= Auguste Achintre =

Canadian journalist and essayist (1834-1886)

Auguste Achintre (19 March 1834 – 25 June 1886), baptized Joseph-Frédéric-Auguste, was a Canadian journalist and essayist.

==Early life==
Achintre was born in Besançon, France, on 19 March 1834 to Guillaume-Auguste Achintre, a pharmacist, and Anne-Marie Duprey. After his father died when he was still young, Achintre's uncle Joseph Achintre, a university professor of humanities, raised him in Aix-en-Provence. Achintre had a brief military career before moving on to literature. He studied in Paris and took courses at the Conservatoire de Paris "to lose his southern accent."

==Career==
As a young man, Achintre traveled to the West Indies. Intending to only stay there for a few weeks, he eventually spent five years on the island of Haiti. While living there, he started several newspapers, published books, and became involved in politics. This led to his arrest; he was imprisoned and sentenced to death. In 1859, however, after Fabre Geffrard restored a republic in Haiti, Achintre was pardoned for his crimes and appointed the Haitian ambassador to the United States. While traveling to New York City in his role as ambassador, the Haitian government was overthrown and his role was no longer official.

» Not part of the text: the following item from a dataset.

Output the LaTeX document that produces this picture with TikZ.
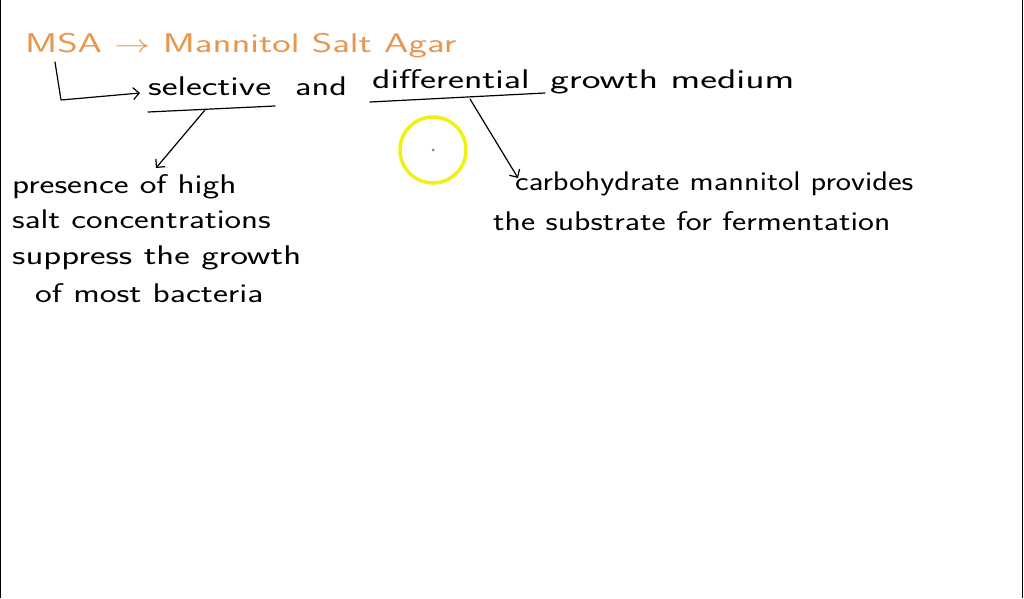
\documentclass[tikz,border=0pt]{standalone}
\usetikzlibrary{positioning,arrows.meta}
\definecolor{penorange}{RGB}{232,150,78}
\definecolor{markyellow}{RGB}{240,240,20}
\newcommand{\widen}[2]{\scalebox{#1}[1]{#2}}
\tikzset{
  hand/.style={font=\fontsize{27}{32}\selectfont\sffamily, anchor=base west, inner sep=0pt},
  pen/.style={line width=1.2pt, line cap=round, line join=round},
  >={Straight Barb[length=6pt,width=12pt]},
}
\begin{document}
\begin{tikzpicture}[x=1pt,y=-1pt]
  \useasboundingbox (0,0) rectangle (1024,598);
  \draw[very thick] (0.5,0)--(0.5,598); %left edge
  \draw[very thick] (1022.5,0)--(1022.5,598); %right edge

  \node[hand,text=penorange] (title) at (25,52) {\widen{1.45}{MSA $\rightarrow$ Mannitol Salt Agar}};

  \node[hand] (sel) at (148,95) {\widen{1.4}{selective}};
  \node[hand] (and) at (295,95) {\widen{1.35}{and}};
  \node[hand] (diff) at (372,88) {\widen{1.41}{differential}};
  \node[hand] (grow) at (550,88) {\widen{1.48}{growth medium}};

  \node[hand] (l1) at (12,193) {\widen{1.31}{presence of high}};
  \node[hand] (l2) at (12,228) {\widen{1.3}{salt concentrations}};
  \node[hand] (l3) at (12,264) {\widen{1.37}{suppress the growth}};
  \node[hand] (l4) at (35,302) {\widen{1.32}{of most bacteria}};

  \node[hand] (r1) at (515,190) {\widen{1.2}{carbohydrate mannitol provides}};
  \node[hand] (r2) at (493,230) {\widen{1.25}{the substrate for fermentation}};

  \coordinate (top) at (55,62); \coordinate (bend) at (61,100);
  \coordinate (selA) at (148,112); \coordinate (selB) at (275,106);
  \coordinate (difA) at (370,102); \coordinate (difB) at (545,93);
  \coordinate (selarr) at (205,110); \coordinate (diffarr) at (470,99);
  \coordinate (lhead) at (156,168); \coordinate (rhead) at (518,178);

  \draw[pen,->] (top)--(bend)--(140,93); %L arrow
  \draw[pen] (selA)--(selB);
  \draw[pen] (difA)--(difB);
  \draw[pen,->] (selarr)--(lhead);
  \draw[pen,->] (diffarr)--(rhead);

  \node[draw=markyellow,line width=3.5pt,circle,minimum size=66pt] (cursor) at (433,150) {};
  \fill[gray] (cursor.center) circle (1.5pt);
\end{tikzpicture}
\end{document}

Achintre remained in the United States, and joined a theatrical company, which was touring America at the time, and eventually brought him to Montreal in 1861. There, Achintre decided to begin a career in journalism, eventually settling in Canada permanently in 1866. He wrote a lyric oratorio, La Confederation, about the political situation of the day; it was performed many times.

As a journalist, Achintre contributed to several publications including L'Événement in Quebec City, and La Minerve and Le Pays of Montreal. Achintre also wrote for L'Opinion publique. At the end of his career he was an editor at La Presse.

He died in Montreal, Quebec, Canada, on 25 June 1886.